There was barely enough snow early Tuesday to coat lawns and sand beaches, yet winds near hurricane force were lashing the peninsula.

The National Weather Service says gusts exceeding 50 mph (80 kph) were recorded off Cape Cod Bay in Bourne early Tuesday.

The area was hit hard by the last two storms, with massive coastal erosion and hundreds of toppled trees.

The weather service issued a blizzard warning for much of the coast of Maine, New Hampshire, and Massachusetts.

7:45 a.m.

A nor'easter that could bring blizzard conditions and nearly 2 feet of snow to some areas of New England has started to intensify.

What began as a wet, slushy, wind-driven rain in the pre-dawn hours Tuesday turned into snow that quickly covered roads and made driving treacherous.

The National Weather Service issued a blizzard warning for much of the coast of Maine, New Hampshire, and Massachusetts.

Although the latest storm was not expected to bring as many power outages as a nor'easter last week, about 12,000 customers in Massachusetts lost power Tuesday morning.

Communities across the region closed schools for the day and issued on-street parking bans.

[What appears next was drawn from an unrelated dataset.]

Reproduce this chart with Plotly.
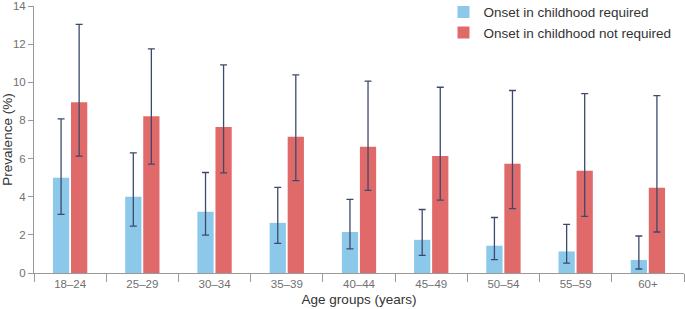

The Boston-area public transit system said it would operate on a limited weekday basis and encouraged people to check schedules before heading out.

12:05 a.m.

The third major nor'easter in two weeks is starting to slam the storm-battered Northeast with more than a foot of snow and high winds expected in some areas.

The National Weather Service has issued a blizzard warning for much of the Massachusetts coast, a winter storm warning for most of New England and a winter weather advisory for portions of New York, Pennsylvania and New Jersey.

The storm is expected to last through most of the day Tuesday, disrupting road and air travel.

While the first two storms of the month brought coastal flooding and hundreds of thousands of power outages, this one is expected to be different.

More power outages are possible, but they are not expected to be as widespread as last week. Only minor coastal flooding is predicted.